Another convert! I'm rejoicing even as I type this. I've mentioned my thoughts (mostly negative) to good friends about URidge, and they sort of give me this "huh?" look like I'm out of my mind. Nearly 20 years after it opened to much fanfare (the University of Wisconsin had long neglected to build its own course; they brought in RTJ Jr.; they obtained a nice piece of land, blah blah), I still don't get the appeal of this place.
Sometimes you run across courses that are more than the sum of their parts -- no particular holes stand out, but the totality of all 18 makes for an enjoyable round. URidge is the exact opposite of this -- it's full of holes with a great deal of individual merit (some are among the best in the area), but the overall experience of the round is less than it ought to be.
The reasons, many of which Brad touches on, are several-fold: the routing is poor, particularly the front nine; pace of play (related to routing, as Brad mentions) is almost always abysmal; its overly penal in parts (meaning, the difference between being in an ideal position and dead is often very small, as in less than 10-15 yards in some cases); it's a pain to walk (the course literally screams "better take a cart!" -- it's a pretty rugged piece of land in parts, with some severe up and down walks, and there are several long green-to-tee walks). The course employs rangers (in carts!), but I've never seen them do anything other that sit there and chat up golfers; I once played behind a group playing off the very tips and watched golfer after golfer barely elevate their tee shots and struggle to make the fairway (OK, that's my game, but at least I play off the shorter tees). I asked a ranger about the foursome, and he just sort of shrugged his shoulders.
But that's just poor operational details. The real problem is the course never does flow very well, at least not until the back nine. No. 1 is an OK opener, although tighter than it looks (left into the woods is also lost-ball territory) and it catches unsuspecting golfers.

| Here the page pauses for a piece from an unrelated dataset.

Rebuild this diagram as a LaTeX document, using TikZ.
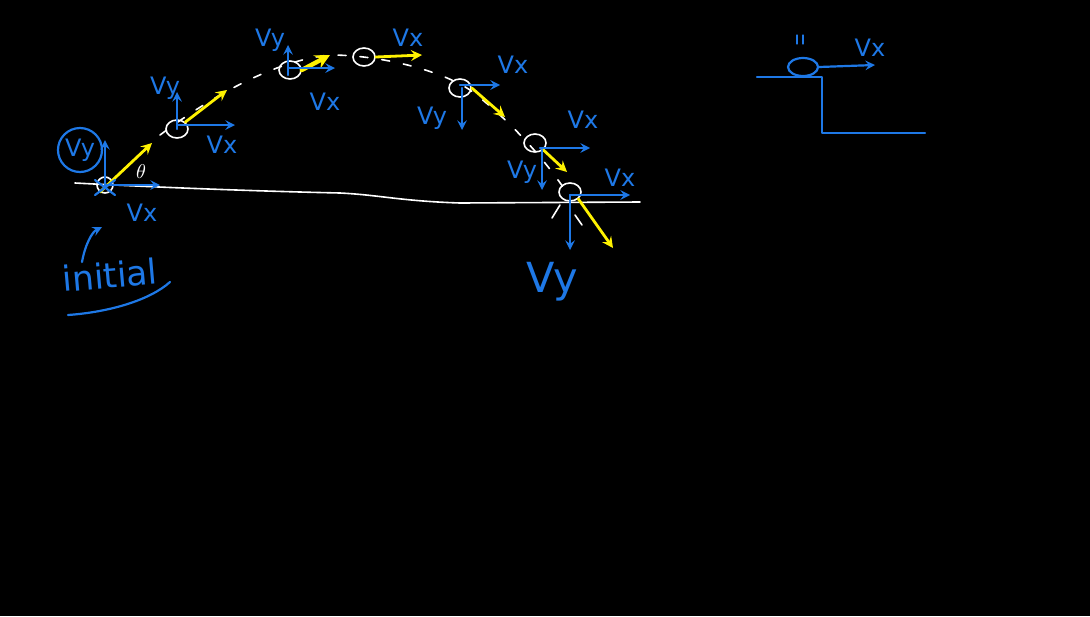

No. 2 is awful, in my view. Let's say you clear the creek on your tee shot (not an onerous shot, if playing off correct tees). The choice is a really long second into a green surrounded by trouble, or a layup that requires the golfer to turn 90 degrees to the right, and it sort of looks like a mid-iron layup, because the fairway to the right just dead-ends into the woods. Of course, that's an awkward and stupid shot for most folks on a par 5, so many try to thread their ball into a tiny patch of fairway located between the two field-goal trees left of the green. Which, is a really hard shot to pull off, and often leads to yanks left into the tall grass, shots into a deep ravine short, or even wayward slices right into the woods. All of these decisions, and the penal nature of the green surrounds, makes for a hole that I guarantee takes an average of 20-25 minutes to play, from the time you step on the tee to the time you leave the green. It's a poor hole, and an absolutely awful one for pace-of-play reasons at that point in the round.
No. 3 I think is a very good par 3, but again poorly placed in the routing. It's a bitch of a hole, with a green as Brad mentions much shallower than the diagram. Long waits here on the tee, often two groups deep (this is where the rangers sit and chat up golfers).
No. 4 is a hole where the difference between a good ball and one that lands in jail is razor thin; the fall-off into the ravine to the right is STEEP and immediate. I actually think a semi-rationale play here is to aim into the trees left, hope you don't get stuck behind one, punch out in front of the green, and chip and putt your way to a par/bogey. From the back tees (set way down in the wetlands), this hole is almost over-the-top hard; from the shorter tees (played at @ 340-375 yards), it would make for a good match-play hole later in the round, because it does have a risk/reward element to it. But again, it's poorly placed in the rotation for pace-of-play reasons.
George:
The next hole, 5, is a medium-length par 3 that's pretty simple. But the one after that, 6, is a real slog of a par 5, well over 550 yards, almost always back into the wind, with a cape-like tee shot over a pond, and a massive, deep bunker left that runs alongside the fairway left as you approach the green. I once played it driver, 3-wood, 3-wood and didn't get to the green. Another hole that leads to a long round.
Dan:
Mowing might help some, but not enough to mitigate many of the pace-of-play concerns raised by Brad. I think they like "the look" of the tall grass too much to mow it down.
The course does improve, IMO, on the back nine, which is cut through some woods. The 10th is a lovely hole, with a nice wide ribbon of fairway surrounded by woods, and there are a couple of good risk/reward par 4s out there. It also ends very nicely (after the whacky par 5 16th -- split fairways, dozens of pot bunkers fronting the green, that sort of thing; and the boring par 3 17th with an elevated tee over a pond, something I'd never, ever seen on a golf course before playing URidge) with a strong, doglegging, uphill par 4 18th to a narrow but very deep green.
Brad's probably correct; flipping the nines would almost surely improve the pace of play, but I'm not sure the folks at URidge pay enough attention to that kind of stuff to make a change. A few years ago, there was talk of adding another 18-hole course nearby (the university has the land). I had hopes the university would hire someone unconventional to design the course. But golf in this area is generally thought to be built out, and they have put those plans semi-permanently on the back burner.
URidge -- a great opportunity missed.